Aim of the exercise:
The records below must be output exactly, without pictures.
--- start Recorded information ---
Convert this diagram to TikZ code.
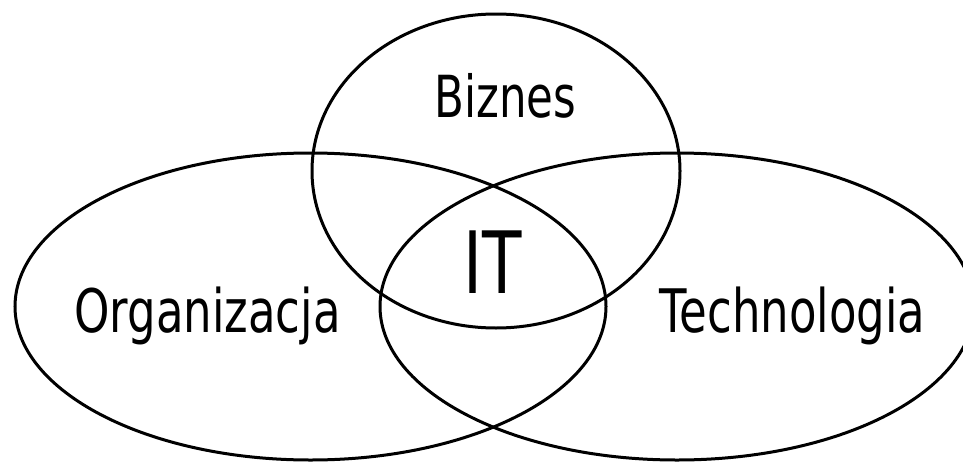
\documentclass[tikz,border=0pt]{standalone}
\usepackage{fontspec}
\setmainfont{DejaVu Sans}
\usepackage{graphicx}
\tikzset{
  setline/.style={draw=black, line width=3pt},
  setlabel/.style={inner sep=0pt, anchor=base, font=\fontsize{60}{60}\selectfont},
}
\newcommand{\squeezetext}[1]{\scalebox{0.75}[1]{#1}}
\begin{document}
\begin{tikzpicture}[x=1pt,y=-1pt]
  \useasboundingbox (0,0) rectangle (963,463);
  \clip (0,0) rectangle (963,463);
  \fill[white] (0,0) rectangle (963,463);
  % sets
  \draw[setline] (496,171) ellipse [x radius=184pt, y radius=157pt];
  \draw[setline] (310.5,306.5) ellipse [x radius=295.5pt, y radius=153.5pt];
  \draw[setline] (677,306.5) ellipse [x radius=297pt, y radius=153.5pt];
  % labels
  \node[setlabel, font=\fontsize{58}{58}\selectfont] (biz) at (505.5,117) {\squeezetext{Biznes}};
  \node[setlabel] (org) at (207.5,332) {\squeezetext{Organizacja}};
  \node[setlabel] (tech) at (792.5,332) {\squeezetext{Technologia}};
  \node[setlabel, font=\fontsize{86}{86}\selectfont] (it) at (493,293) {\squeezetext{IT}};
\end{tikzpicture}
\end{document}
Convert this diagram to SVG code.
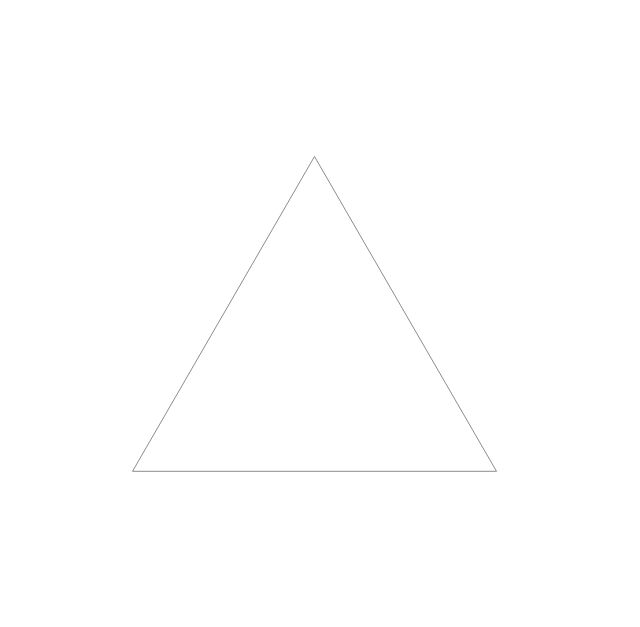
<svg xmlns="http://www.w3.org/2000/svg" width="640" height="627" viewBox="0 0 640 627">
<style>.shape{fill:#ffffff;stroke:#6e6e6e;stroke-width:0.8;}</style>
<rect width="640" height="627" fill="#ffffff"/>
<g id="triangle"><polygon class="shape" points="314.5,156.5 132.5,471.3 496.5,471.3"/></g>
</svg>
--- end Recorded information ---
Response to this task:
Convert this diagram to TikZ code.
\documentclass[tikz,border=0pt]{standalone}
\usepackage{fontspec}
\setmainfont{DejaVu Sans}
\usepackage{graphicx}
\tikzset{
  setline/.style={draw=black, line width=3pt},
  setlabel/.style={inner sep=0pt, anchor=base, font=\fontsize{60}{60}\selectfont},
}
\newcommand{\squeezetext}[1]{\scalebox{0.75}[1]{#1}}
\begin{document}
\begin{tikzpicture}[x=1pt,y=-1pt]
  \useasboundingbox (0,0) rectangle (963,463);
  \clip (0,0) rectangle (963,463);
  \fill[white] (0,0) rectangle (963,463);
  % sets
  \draw[setline] (496,171) ellipse [x radius=184pt, y radius=157pt];
  \draw[setline] (310.5,306.5) ellipse [x radius=295.5pt, y radius=153.5pt];
  \draw[setline] (677,306.5) ellipse [x radius=297pt, y radius=153.5pt];
  % labels
  \node[setlabel, font=\fontsize{58}{58}\selectfont] (biz) at (505.5,117) {\squeezetext{Biznes}};
  \node[setlabel] (org) at (207.5,332) {\squeezetext{Organizacja}};
  \node[setlabel] (tech) at (792.5,332) {\squeezetext{Technologia}};
  \node[setlabel, font=\fontsize{86}{86}\selectfont] (it) at (493,293) {\squeezetext{IT}};
\end{tikzpicture}
\end{document}
Convert this diagram to SVG code.
<svg xmlns="http://www.w3.org/2000/svg" width="640" height="627" viewBox="0 0 640 627">
<style>.shape{fill:#ffffff;stroke:#6e6e6e;stroke-width:0.8;}</style>
<rect width="640" height="627" fill="#ffffff"/>
<g id="triangle"><polygon class="shape" points="314.5,156.5 132.5,471.3 496.5,471.3"/></g>
</svg>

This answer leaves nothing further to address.